Start Source data
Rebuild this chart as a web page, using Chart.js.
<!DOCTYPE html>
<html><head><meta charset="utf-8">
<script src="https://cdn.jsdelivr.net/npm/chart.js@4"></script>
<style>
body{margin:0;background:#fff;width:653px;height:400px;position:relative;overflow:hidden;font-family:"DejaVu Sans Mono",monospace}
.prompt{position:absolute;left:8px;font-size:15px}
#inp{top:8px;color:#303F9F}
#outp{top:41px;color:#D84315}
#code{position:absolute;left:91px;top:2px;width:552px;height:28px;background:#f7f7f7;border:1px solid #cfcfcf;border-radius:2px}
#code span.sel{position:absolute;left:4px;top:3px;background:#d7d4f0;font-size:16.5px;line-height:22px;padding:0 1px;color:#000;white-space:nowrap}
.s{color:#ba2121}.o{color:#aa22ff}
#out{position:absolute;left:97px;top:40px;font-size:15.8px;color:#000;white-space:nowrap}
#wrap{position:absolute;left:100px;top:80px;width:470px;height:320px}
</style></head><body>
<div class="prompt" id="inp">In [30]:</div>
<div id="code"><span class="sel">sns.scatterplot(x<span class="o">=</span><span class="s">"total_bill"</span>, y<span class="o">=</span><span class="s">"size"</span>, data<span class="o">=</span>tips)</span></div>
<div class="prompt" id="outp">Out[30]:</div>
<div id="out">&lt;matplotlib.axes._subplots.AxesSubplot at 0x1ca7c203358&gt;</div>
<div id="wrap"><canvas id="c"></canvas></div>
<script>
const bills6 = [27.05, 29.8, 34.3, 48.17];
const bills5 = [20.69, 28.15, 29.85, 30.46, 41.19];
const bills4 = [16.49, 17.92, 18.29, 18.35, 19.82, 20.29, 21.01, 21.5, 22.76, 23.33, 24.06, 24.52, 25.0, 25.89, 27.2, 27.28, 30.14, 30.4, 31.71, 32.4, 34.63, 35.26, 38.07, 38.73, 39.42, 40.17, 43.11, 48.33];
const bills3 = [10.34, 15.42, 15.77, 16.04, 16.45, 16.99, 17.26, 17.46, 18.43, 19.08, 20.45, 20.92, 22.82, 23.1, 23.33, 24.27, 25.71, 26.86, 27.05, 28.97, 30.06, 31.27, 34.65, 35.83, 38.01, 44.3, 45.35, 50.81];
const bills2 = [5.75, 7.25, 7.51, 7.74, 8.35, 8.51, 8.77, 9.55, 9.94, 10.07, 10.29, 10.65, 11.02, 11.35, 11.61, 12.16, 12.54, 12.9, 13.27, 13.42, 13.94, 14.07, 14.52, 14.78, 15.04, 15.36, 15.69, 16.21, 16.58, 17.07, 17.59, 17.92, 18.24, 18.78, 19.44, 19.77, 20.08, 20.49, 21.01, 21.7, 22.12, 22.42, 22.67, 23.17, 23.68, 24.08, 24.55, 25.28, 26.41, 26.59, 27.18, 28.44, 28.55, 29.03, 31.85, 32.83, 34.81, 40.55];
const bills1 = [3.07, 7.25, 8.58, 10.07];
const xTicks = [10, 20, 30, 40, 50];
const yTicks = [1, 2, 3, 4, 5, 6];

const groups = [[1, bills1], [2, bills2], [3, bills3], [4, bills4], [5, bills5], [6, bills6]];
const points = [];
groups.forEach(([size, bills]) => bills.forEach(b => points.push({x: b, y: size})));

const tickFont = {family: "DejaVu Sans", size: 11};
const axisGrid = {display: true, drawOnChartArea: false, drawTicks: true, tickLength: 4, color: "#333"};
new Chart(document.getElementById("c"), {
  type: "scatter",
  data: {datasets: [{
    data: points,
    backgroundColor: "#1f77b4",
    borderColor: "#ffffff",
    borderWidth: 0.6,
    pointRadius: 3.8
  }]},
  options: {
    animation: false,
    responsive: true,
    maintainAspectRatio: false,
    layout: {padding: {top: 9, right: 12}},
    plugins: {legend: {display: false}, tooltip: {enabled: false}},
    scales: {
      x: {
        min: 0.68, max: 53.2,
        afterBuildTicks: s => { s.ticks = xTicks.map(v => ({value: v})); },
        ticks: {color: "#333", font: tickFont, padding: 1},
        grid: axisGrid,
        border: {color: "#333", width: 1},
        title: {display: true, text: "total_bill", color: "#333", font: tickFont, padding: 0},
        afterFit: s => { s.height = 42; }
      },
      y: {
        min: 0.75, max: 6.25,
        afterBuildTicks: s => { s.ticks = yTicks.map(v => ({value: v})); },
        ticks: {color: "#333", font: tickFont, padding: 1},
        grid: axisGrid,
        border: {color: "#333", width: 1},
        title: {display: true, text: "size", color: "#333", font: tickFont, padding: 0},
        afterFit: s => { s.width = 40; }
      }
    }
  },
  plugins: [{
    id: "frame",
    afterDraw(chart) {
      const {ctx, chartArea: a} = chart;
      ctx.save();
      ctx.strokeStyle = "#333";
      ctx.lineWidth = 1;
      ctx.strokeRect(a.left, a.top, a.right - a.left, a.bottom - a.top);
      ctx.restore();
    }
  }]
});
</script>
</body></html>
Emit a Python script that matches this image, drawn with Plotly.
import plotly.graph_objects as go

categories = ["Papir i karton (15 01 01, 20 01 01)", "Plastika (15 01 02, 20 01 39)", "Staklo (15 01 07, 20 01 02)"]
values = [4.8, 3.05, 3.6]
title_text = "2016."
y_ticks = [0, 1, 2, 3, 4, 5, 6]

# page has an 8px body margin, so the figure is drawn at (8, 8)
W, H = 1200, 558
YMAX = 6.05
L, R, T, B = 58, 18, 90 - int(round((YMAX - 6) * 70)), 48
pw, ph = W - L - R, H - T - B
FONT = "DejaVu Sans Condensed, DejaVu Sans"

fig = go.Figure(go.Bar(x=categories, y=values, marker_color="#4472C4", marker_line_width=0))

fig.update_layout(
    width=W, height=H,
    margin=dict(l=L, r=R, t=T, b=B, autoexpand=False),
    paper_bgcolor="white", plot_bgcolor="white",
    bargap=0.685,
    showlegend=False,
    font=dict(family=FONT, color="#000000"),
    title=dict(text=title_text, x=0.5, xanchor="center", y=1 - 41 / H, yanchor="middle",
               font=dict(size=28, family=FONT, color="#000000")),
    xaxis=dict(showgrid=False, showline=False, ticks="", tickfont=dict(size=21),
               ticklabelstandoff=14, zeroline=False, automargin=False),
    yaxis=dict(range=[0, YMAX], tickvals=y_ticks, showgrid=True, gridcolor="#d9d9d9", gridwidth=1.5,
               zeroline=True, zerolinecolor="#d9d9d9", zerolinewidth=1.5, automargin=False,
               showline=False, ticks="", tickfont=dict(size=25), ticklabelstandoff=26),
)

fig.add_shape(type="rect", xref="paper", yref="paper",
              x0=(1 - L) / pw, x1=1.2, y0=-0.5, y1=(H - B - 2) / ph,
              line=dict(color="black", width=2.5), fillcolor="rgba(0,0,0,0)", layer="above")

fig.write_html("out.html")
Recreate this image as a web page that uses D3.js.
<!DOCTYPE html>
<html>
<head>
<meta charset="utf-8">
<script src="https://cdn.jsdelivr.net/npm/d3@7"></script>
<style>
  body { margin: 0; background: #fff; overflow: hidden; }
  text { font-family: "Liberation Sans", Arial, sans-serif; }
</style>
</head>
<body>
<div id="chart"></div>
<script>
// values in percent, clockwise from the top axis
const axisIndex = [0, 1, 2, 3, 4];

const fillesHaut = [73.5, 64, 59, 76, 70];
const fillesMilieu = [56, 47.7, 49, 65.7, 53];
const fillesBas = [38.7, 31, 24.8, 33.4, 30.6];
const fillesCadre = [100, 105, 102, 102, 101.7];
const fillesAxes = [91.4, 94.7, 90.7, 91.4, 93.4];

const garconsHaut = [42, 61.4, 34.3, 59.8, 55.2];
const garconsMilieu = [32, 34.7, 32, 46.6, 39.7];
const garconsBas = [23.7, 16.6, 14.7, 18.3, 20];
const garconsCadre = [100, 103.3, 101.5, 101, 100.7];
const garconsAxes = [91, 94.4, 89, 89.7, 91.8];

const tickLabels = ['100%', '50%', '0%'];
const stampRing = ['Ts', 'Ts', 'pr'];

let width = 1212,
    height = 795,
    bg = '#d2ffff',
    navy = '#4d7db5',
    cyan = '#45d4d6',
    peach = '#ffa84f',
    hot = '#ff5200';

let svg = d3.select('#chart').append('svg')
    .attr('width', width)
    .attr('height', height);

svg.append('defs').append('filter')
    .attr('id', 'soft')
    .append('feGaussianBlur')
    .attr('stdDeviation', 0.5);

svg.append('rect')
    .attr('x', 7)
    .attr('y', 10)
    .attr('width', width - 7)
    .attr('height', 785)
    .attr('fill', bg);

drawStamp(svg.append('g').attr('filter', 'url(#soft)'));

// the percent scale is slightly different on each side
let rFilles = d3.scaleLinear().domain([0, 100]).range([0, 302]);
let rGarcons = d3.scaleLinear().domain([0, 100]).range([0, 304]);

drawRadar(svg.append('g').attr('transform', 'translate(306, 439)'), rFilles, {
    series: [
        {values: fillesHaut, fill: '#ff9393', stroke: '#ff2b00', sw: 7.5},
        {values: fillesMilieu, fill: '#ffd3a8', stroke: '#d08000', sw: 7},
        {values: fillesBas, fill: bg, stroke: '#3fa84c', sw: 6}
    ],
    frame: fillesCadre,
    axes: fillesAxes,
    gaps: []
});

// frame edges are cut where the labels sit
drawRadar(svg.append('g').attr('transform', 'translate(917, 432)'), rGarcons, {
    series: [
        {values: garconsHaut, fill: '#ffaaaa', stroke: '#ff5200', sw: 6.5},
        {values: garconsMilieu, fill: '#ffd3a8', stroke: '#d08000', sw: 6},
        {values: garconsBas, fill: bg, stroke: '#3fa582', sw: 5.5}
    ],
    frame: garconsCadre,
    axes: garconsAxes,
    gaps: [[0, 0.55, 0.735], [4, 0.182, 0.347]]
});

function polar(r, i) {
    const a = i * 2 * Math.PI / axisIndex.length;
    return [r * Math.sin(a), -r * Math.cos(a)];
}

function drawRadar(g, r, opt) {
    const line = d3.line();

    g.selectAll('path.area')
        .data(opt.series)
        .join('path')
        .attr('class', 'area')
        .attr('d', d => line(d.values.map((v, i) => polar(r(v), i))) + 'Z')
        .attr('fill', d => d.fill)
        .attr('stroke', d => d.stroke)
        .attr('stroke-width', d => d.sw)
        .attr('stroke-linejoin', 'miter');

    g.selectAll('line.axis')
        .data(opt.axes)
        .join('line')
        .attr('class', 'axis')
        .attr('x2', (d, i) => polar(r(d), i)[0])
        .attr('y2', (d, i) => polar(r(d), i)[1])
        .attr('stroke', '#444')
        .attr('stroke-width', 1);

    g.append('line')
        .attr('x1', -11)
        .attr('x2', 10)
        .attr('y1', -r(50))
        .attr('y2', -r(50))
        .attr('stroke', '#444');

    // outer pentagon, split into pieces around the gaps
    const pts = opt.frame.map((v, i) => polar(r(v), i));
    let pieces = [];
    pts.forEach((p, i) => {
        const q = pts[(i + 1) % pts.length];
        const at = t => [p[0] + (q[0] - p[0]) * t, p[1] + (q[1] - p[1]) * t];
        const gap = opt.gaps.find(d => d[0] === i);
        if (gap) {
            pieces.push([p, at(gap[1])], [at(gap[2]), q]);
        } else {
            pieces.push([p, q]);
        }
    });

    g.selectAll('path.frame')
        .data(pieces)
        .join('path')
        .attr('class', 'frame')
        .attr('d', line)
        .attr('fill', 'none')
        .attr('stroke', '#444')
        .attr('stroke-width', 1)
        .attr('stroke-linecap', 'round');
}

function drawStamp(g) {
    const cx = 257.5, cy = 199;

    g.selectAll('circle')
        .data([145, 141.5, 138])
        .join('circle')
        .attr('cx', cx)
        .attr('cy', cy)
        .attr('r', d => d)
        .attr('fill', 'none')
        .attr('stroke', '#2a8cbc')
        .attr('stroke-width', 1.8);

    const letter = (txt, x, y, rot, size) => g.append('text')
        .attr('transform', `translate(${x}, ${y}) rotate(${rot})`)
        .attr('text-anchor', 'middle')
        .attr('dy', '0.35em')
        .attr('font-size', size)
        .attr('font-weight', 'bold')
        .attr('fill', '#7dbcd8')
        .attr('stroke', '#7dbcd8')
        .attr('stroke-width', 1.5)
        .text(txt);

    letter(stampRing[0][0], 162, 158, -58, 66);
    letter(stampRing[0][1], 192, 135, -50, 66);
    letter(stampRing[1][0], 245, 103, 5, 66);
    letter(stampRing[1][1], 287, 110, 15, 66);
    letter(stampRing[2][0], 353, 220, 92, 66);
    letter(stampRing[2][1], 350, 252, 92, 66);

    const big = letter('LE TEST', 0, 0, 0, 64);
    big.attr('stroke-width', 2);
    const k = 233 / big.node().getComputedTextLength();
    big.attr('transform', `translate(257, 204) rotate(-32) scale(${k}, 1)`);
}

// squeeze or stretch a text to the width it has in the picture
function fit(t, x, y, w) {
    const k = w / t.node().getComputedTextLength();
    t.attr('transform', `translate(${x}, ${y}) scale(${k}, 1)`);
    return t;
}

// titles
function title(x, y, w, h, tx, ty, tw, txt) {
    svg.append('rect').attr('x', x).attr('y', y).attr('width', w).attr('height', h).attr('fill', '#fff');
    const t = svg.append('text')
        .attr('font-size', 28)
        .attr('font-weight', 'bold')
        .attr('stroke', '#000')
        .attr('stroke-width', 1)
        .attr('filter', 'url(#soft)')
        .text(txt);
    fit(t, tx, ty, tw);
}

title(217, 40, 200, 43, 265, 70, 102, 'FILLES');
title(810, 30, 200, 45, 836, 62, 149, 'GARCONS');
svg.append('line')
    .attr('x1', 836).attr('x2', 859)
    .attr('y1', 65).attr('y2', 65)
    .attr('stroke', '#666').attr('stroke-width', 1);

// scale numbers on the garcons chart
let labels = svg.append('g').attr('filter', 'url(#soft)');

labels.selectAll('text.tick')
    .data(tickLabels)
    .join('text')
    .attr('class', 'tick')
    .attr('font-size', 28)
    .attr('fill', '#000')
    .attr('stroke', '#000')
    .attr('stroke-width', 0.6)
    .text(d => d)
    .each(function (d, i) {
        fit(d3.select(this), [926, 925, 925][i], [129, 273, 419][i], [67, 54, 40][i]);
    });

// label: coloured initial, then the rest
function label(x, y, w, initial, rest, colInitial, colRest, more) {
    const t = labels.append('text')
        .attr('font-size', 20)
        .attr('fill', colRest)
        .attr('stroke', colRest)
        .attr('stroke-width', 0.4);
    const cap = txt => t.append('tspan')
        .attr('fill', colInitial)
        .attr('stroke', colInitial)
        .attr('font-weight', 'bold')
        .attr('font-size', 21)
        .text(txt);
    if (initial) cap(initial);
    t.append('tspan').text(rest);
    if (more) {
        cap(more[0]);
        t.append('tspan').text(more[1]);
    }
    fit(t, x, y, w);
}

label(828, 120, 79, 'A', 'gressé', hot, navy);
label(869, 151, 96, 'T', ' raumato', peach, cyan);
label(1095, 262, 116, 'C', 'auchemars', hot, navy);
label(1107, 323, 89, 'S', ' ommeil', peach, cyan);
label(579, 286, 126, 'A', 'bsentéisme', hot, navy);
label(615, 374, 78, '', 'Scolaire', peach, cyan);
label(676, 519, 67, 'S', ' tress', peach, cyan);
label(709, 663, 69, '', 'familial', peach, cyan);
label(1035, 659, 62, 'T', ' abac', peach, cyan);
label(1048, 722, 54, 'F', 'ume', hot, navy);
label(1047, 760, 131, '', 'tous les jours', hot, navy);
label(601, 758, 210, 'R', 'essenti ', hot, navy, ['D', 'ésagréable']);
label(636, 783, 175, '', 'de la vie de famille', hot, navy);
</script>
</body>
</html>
End Source data
* [Exercise] Everything from the line that contains "Recreate this image" to the line that contains "const fillesAxes = [91.4, 94.7, 90.7, 91.4, 93.4];" must be transcribed exactly, both end lines included.

* [Finished task]
Recreate this image as a web page that uses D3.js.
<!DOCTYPE html>
<html>
<head>
<meta charset="utf-8">
<script src="https://cdn.jsdelivr.net/npm/d3@7"></script>
<style>
  body { margin: 0; background: #fff; overflow: hidden; }
  text { font-family: "Liberation Sans", Arial, sans-serif; }
</style>
</head>
<body>
<div id="chart"></div>
<script>
// values in percent, clockwise from the top axis
const axisIndex = [0, 1, 2, 3, 4];

const fillesHaut = [73.5, 64, 59, 76, 70];
const fillesMilieu = [56, 47.7, 49, 65.7, 53];
const fillesBas = [38.7, 31, 24.8, 33.4, 30.6];
const fillesCadre = [100, 105, 102, 102, 101.7];
const fillesAxes = [91.4, 94.7, 90.7, 91.4, 93.4];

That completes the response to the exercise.